The invention relates to a two-piece radar absorbing end cap assembly for a flare case. The two-piece end cap assembly is comprised of an end cap and a RAM cap. FIG. 1 shows the top surface 25 of the end cap 10. A groove 15 is located on the perimeter of the top surface 25 of the end cap 10. The top surface 25 of the end cap 10 contains cavities 20. The end cap 10 has a groove 15 around its perimeter and optionally, at least one cavity 20 on its top surface 25. FIG. 2 shows the bottom surface 65 of RAM cap 50. The RAM cap 50 has two holes 45. The RAM cap 50 has a flange 55 located on the perimeter of the bottom surface 65. The bottom surface has projections 60. FIG. 3 shows the top surface 40 of the RAM cap 50. The RAM cap 50 has two holes 45. The RAM cap 50 has a top surface 40 that provides a flat full-face surface for the attachment of Radar Absorbing Materials or other materials that require a flat full-face surface. The RAM cap 50 has a flange 55 that matches the outside dimensions of the flare case. The RAM cap 50 also optionally may have a number of projections 60, corresponding to the number of cavities 20 on the top surface 25 of the end cap 10, that are sized to fit inside the end cap cavities 20. Preferably, the projections 60 are sized to fit loosely in the cavities 20 of the end cap 10. The size of the cavities 20 and the size of the projection 60 can be varied by design to control differing amounts of sealant/adhesive displaced to the surface of the end cap 10 and the bottom of the RAM cap 50.

FIG. 4 shows the end cap 10 crimped 75 in place in the flare case 70 having the top surface 25 of the end cap 10 exposed. The end of the flare case 72 is also shown. The end cap 10 is installed in the muzzle end of the flare case 70, which is the end of the flare case from which the internal payload is ejected. The end cap 10 is fixed into place, typically by crimping, pinning, sealing, adhering, magneforming, or other known ways of fixing an end cap into a flare case. FIG. 5 shows sealant/adhesive 80 applied to the groove 15 and cavities 20 of the top surface 25 of the end cap 10. A sealant/adhesive or epoxy 80 is applied to the groove 15 around the perimeter of the end cap 10 and on to the top surface 25 of the end cap 10. If cavities 20 are present, sealant/adhesive or epoxy 80 is applied into the cavities 20 in the top surface 25 of the end cap 10 in addition to or instead of applying sealant/adhesive 80 to the top surface 25 of the end cap 10. Preferably, the sealant/adhesive 80 is a silicone sealant/adhesive. More preferably, the sealant/adhesive 80 is Room Temperature Vulcanization (RTV) sealant/adhesive.
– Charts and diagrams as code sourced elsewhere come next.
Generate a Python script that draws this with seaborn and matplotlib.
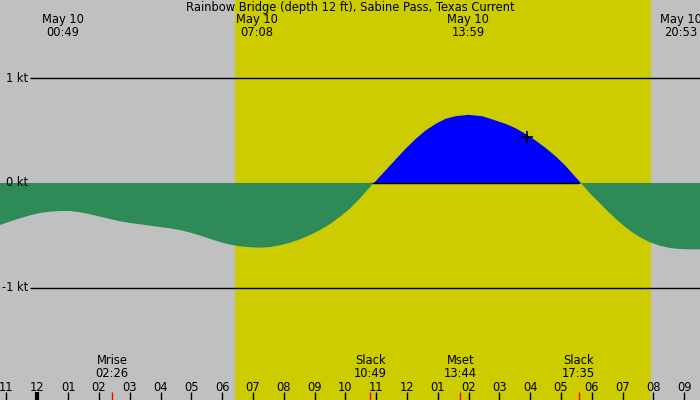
import numpy as np
import matplotlib
matplotlib.use("Agg")
import matplotlib.pyplot as plt
import matplotlib.transforms as mtransforms
import seaborn as sns

# ---- data (hours after midnight, May 10) ----
hours = [-1.21, -0.89, -0.56, -0.24, 0.09, 0.41, 0.74, 1.06, 1.39, 1.71,
         2.04, 2.36, 2.69, 3.01, 3.33, 3.66, 3.98, 4.31, 4.63, 4.96,
         5.28, 5.61, 5.93, 6.26, 6.58, 6.91, 7.23, 7.56, 7.88, 8.21,
         8.53, 8.86, 9.18, 9.51, 9.83, 10.16, 10.48, 10.81, 10.90, 11.29,
         11.62, 11.94, 12.27, 12.59, 12.92, 13.24, 13.56, 13.98, 14.43,
         14.86, 15.19, 15.51, 15.83, 16.16, 16.48, 16.81, 17.13, 17.46,
         17.65, 17.94, 18.27, 18.59, 18.92, 19.24, 19.57, 19.89, 20.21,
         20.54, 20.86, 21.19, 21.52]
speed = [-0.400, -0.368, -0.336, -0.308, -0.286, -0.273, -0.267, -0.267,
         -0.279, -0.298, -0.321, -0.343, -0.365, -0.381, -0.393, -0.407,
         -0.419, -0.432, -0.448, -0.472, -0.500, -0.532, -0.563, -0.587,
         -0.603, -0.612, -0.616, -0.610, -0.593, -0.569, -0.536, -0.495,
         -0.448, -0.390, -0.321, -0.241, -0.145, -0.035, 0.0, 0.124,
         0.229, 0.330, 0.425, 0.505, 0.568, 0.616, 0.641, 0.654, 0.641,
         0.600, 0.568, 0.527, 0.473, 0.410, 0.340, 0.260, 0.170, 0.060,
         0.0, -0.098, -0.194, -0.289, -0.378, -0.454, -0.517, -0.565,
         -0.597, -0.619, -0.629, -0.632, -0.632]

hour_ticks = list(range(-1, 22))
hour_labels = ["11", "12", "01", "02", "03", "04", "05", "06", "07", "08",
               "09", "10", "11", "12", "01", "02", "03", "04", "05", "06",
               "07", "08", "09"]

extreme_times = [0.817, 7.133, 13.983, 20.883]
extreme_labels = ["May 10\n00:49", "May 10\n07:08", "May 10\n13:59",
                  "May 10\n20:53"]

event_times = [2.433, 10.817, 13.733, 17.583]
event_labels = ["Mrise\n02:26", "Slack\n10:49", "Mset\n13:44",
                "Slack\n17:35"]

level_values = [1, -1]
level_labels = {1: "1 kt", 0: "0 kt", -1: "-1 kt"}

sunrise, sunset = 6.43, 19.93
now_time, now_speed = 15.89, 0.44

title = "Rainbow Bridge (depth 12 ft), Sabine Pass, Texas Current"

# ---- style ----
sns.set_theme(style="white")
plt.rcParams['font.family'] = ['DejaVu Sans']

GRAY = "#c0c0c0"
YELLOW = "#cccc00"
GREEN = "#2e8b57"
BLUE = "#0000ff"
FS = 8.3

fig = plt.figure(figsize=(7, 4), dpi=100)
ax = fig.add_axes([0, 0, 1, 1])
ax.set_facecolor(GRAY)
for s in ax.spines.values():
    s.set_visible(False)

ax.set_xlim(-1.211, 21.516)
ax.set_ylim(-2.067, 1.743)
ax.set_yticks([])

# daylight
ax.axvspan(sunrise, sunset, color=YELLOW, lw=0, zorder=0)

hrs = np.array(hours)
spd = np.array(speed)

ax.fill_between(hrs, spd, 0, where=spd >= 0, interpolate=True,
                color=BLUE, lw=0, zorder=1)
ax.hlines(level_values, -0.237, 21.6, color="black", lw=1, zorder=1.5)
# zero line only shows along the flood part
ax.hlines([0], event_times[1], event_times[3], color="black", lw=1,
          zorder=1.5)
ax.fill_between(hrs, spd, 0, where=spd <= 0, interpolate=True,
                color=GREEN, lw=0, zorder=2)

# current time marker
sns.scatterplot(x=[now_time], y=[now_speed], marker="+", s=70,
                color="black", linewidth=1.2, ax=ax, zorder=5)

# level labels
for v, lab in level_labels.items():
    ax.text(0.04, v, lab, transform=ax.get_yaxis_transform(),
            ha="right", va="center", fontsize=FS, color="black", zorder=6)

# title and extremes
ax.text(0.5, 1 - 7 / 400, title, transform=ax.transAxes, ha="center",
        va="center", fontsize=FS, color="black", zorder=6)
trans = mtransforms.blended_transform_factory(ax.transData, ax.transAxes)
for t, lab in zip(extreme_times, extreme_labels):
    ax.text(t, 1 - 26 / 400, lab, transform=trans, ha="center",
            va="center", fontsize=FS, linespacing=0.95, color="black",
            zorder=6)

# hour ticks along the bottom, pointing in
ax.set_xticks(hour_ticks)
ax.set_xticklabels(hour_labels)
ax.tick_params(axis="x", which="major", direction="in", length=5.8,
               width=1, color="black", labelsize=FS, pad=-14,
               bottom=True, labelcolor="black")
ax.xaxis.get_major_ticks()[1].tick1line.set_markeredgewidth(3)

# moon / slack events as red minor ticks
ax.set_xticks(event_times, minor=True)
ax.set_xticklabels(event_labels, minor=True)
ax.tick_params(axis="x", which="minor", direction="in", length=5.8,
               width=1, color="red", labelsize=FS, pad=-33,
               bottom=True, labelcolor="black")
for tk in ax.xaxis.get_minor_ticks():
    tk.label1.set_linespacing(1.0)

fig.savefig("out.png", dpi=100)
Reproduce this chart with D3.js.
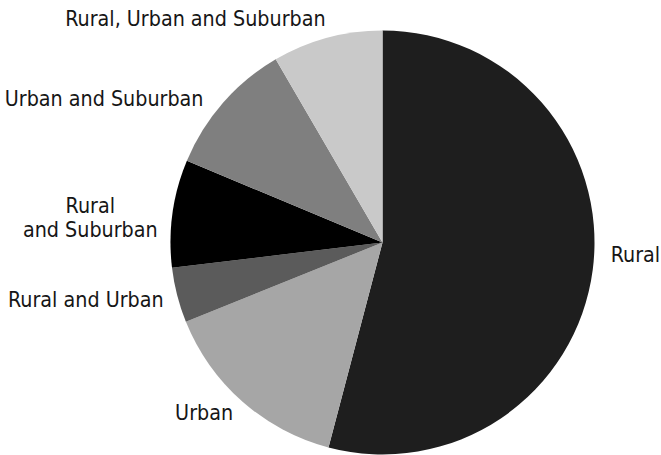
<!DOCTYPE html>
<html>
<head>
<meta charset="utf-8">
<script src="https://cdn.jsdelivr.net/npm/d3@7"></script>
<style>
  html, body { margin: 0; padding: 0; background: #fff; }
  svg text { font-family: 'DejaVu Sans Condensed', 'DejaVu Sans', sans-serif; font-stretch: condensed; font-size: 21.3px; fill: #161616; }
</style>
</head>
<body>
<svg id="chart" width="661" height="455"></svg>
<script>
// Data
const categories = ["Rural", "Urban", "Rural and Urban", "Rural and Suburban", "Urban and Suburban", "Rural, Urban and Suburban"];
const values = [54.1, 14.8, 4.2, 8.2, 10.3, 8.4];
const labelLines = [["Rural"], ["Urban"], ["Rural and Urban"], ["Rural", "and Suburban"], ["Urban and Suburban"], ["Rural, Urban and Suburban"]];
const colors = ["#1e1e1e", "#a6a6a6", "#5b5b5b", "#000000", "#7f7f7f", "#c9c9c9"];

// Layout
const W = 661, H = 455;
const cx = 382.5, cy = 242.5, R = 212;
const labelR = R + 14;
const nudge = [[4, -17], [0, 0], [0, 1], [-1, 6], [-9, 5], [2, -6]];

const svg = d3.select("#chart");
const g = svg.append("g").attr("transform", `translate(${cx},${cy})`);

const data = categories.map((c, i) => ({ name: c, value: values[i], lines: labelLines[i], color: colors[i], i }));
const pie = d3.pie().sort(null).value(d => d.value);
const arcs = pie(data);
const arc = d3.arc().innerRadius(0).outerRadius(R);

g.selectAll("path.slice").data(arcs).join("path")
  .attr("class", "slice")
  .attr("d", arc)
  .attr("fill", d => d.data.color);

const lineH = 23.5;
arcs.forEach(a => {
  const mid = (a.startAngle + a.endAngle) / 2;
  const dx = Math.sin(mid), dy = -Math.cos(mid);
  const px = labelR * dx, py = labelR * dy;
  const t = g.append("text").attr("text-anchor", "middle");
  const n = a.data.lines.length;
  a.data.lines.forEach((ln, k) => {
    t.append("tspan").attr("x", 0).attr("y", (k - (n - 1) / 2) * lineH).attr("dy", "0.36em").text(ln);
  });
  const bb = t.node().getBBox();
  const w = bb.width;
  const nd = nudge[a.data.i];
  const x = dx >= 0 ? px + w / 2 : px - w / 2;
  t.attr("transform", `translate(${x + nd[0]},${py + nd[1]})`);
});
</script>
</body>
</html>
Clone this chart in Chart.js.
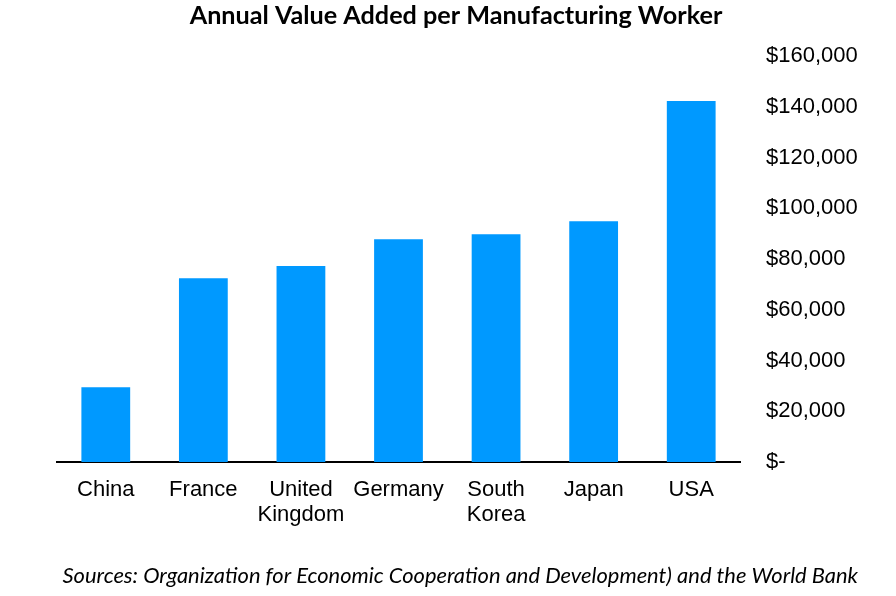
<!DOCTYPE html>
<html>
<head>
<meta charset="utf-8">
<script src="https://cdn.jsdelivr.net/npm/chart.js@4"></script>
<style>
  html, body { margin: 0; padding: 0; background: #fff; }
  #wrap { width: 896px; height: 596px; position: relative; }
</style>
</head>
<body>
<div id="wrap"><canvas id="chart" width="896" height="596"></canvas></div>
<script>
// データ
const countries = ['China', 'France', ['United', 'Kingdom'], 'Germany', ['South', 'Korea'], 'Japan', 'USA'];
const valueAdded = [29500, 72400, 77200, 87800, 89800, 94900, 142300];
const yTicks = [0, 20000, 40000, 60000, 80000, 100000, 120000, 140000, 160000];

const titleText = 'Annual Value Added per Manufacturing Worker';
const sourceText = 'Sources: Organization for Economic Cooperation and Development) and the World Bank';

// 指定幅に合うフォントサイズを求める
function fitFont(ctx, text, style, family, width) {
  ctx.font = `${style} 20px ${family}`;
  const size = 20 * width / ctx.measureText(text).width;
  return `${style} ${size.toFixed(1)}px ${family}`;
}

// タイトルと出典を固定位置に描画する
const textPlugin = {
  id: 'fixedText',
  afterDraw(chart) {
    const ctx = chart.ctx;
    ctx.save();
    ctx.fillStyle = '#000';
    ctx.textBaseline = 'middle';
    ctx.textAlign = 'center';
    ctx.font = fitFont(ctx, titleText, 'bold', 'Lato, sans-serif', 532);
    ctx.fillText(titleText, 456, 16);
    ctx.textAlign = 'right';
    ctx.font = fitFont(ctx, sourceText, 'italic', 'Lato, sans-serif', 795);
    ctx.fillText(sourceText, 858, 576);
    ctx.restore();
  }
};

new Chart(document.getElementById('chart'), {
  type: 'bar',
  data: {
    labels: countries,
    datasets: [{
      data: valueAdded,
      backgroundColor: '#0099ff',
      borderWidth: 0,
      categoryPercentage: 1,
      barPercentage: 0.5
    }]
  },
  options: {
    responsive: false,
    animation: false,
    layout: { padding: { left: 57, top: 56, right: 0, bottom: 0 } },
    plugins: {
      legend: { display: false },
      tooltip: { enabled: false }
    },
    scales: {
      x: {
        grid: { display: false, drawTicks: false },
        border: { display: true, color: '#000', width: 2 },
        ticks: {
          color: '#000',
          font: { family: '"Liberation Sans", Arial, sans-serif', size: 22, lineHeight: 1.15 },
          padding: 15,
          maxRotation: 0,
          autoSkip: false
        },
        afterFit(scale) { scale.height = 596 - 462; }
      },
      y: {
        position: 'right',
        min: 0,
        max: 160000,
        grid: { display: false, drawTicks: false },
        border: { display: false },
        afterBuildTicks(scale) { scale.ticks = yTicks.map(v => ({ value: v })); },
        afterFit(scale) { scale.width = 896 - 740; },
        ticks: {
          color: '#000',
          crossAlign: 'near',
          padding: 26,
          font: { family: '"Liberation Sans", Arial, sans-serif', size: 22 },
          callback: v => v === 0 ? '$-' : '$' + v.toLocaleString('en-US')
        }
      }
    }
  },
  plugins: [textPlugin]
});
</script>
</body>
</html>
FIG. 6 shows the installation of the RAM cap 50 to the end cap 10 whereby the bottom surface 65 of the RAM cap 50 is place on ton of the top surface 25 of the end cap 10, inserting the projections 60 of the RAM cap 50 into the corresponding cavities 20 of the cap 10, whereby the sealant/adhesive 80 flows up and around the projections 60 and attaches the RAM cap 50 to the end cap 10. The sealant/adhesive 80 in the groove 15 of the end cap 10 is pushed to the edges of the end cap 10, creating a seal between the end cap 10 and the flare case 70. The flange 55 of the RAM cap 50 sits on the end of the flare case 72. The RAM cap 50 is installed on top of the end cap 10. If cavities 20 are present, projections 60 are present on the bottom surface 65 of the RAM cap 50, and the projections 60 of the RAM cap 50 are fitted into the sealant/adhesive 80 filled cavities 20 of the end cap 10. The flange 55 of the RAM cap 50 fits over the end of the flare case 72 and matches the outer dimensions of the flare case 70. The cavities 20 provide volumetric control and controlled placement of the sealant/adhesive 80 on the end cap 10. The projections 20 provide additional surface area for attachment of the RAM cap 50 to the end cap 10 via adhesion. The sealant/adhesive 80 in the cavities 20 of the end cap 10 flows up and around the projections 60 of the RAM cap 50. The sealant/adhesive 80 in the perimeter groove 14 of the end cap 10 is forced to the outer edges of the end cap 10 and provides a hermetic seal between the end cap 10 and the flare case 70. The adhesive properties of the sealant 80 hold the end cap 10 and the RAM cap 50 assembly together. At least one optional hole 45 in the top surface of the RAM cap 50 aids in the curing of RTV sealant/adhesive 80. After the sealant/adhesive 80 cures, the Radar Absorbing Material 85 can be applied to the top surface of the RAM Cap 50, completely masking the fill face of the flare and its edges from radar detection.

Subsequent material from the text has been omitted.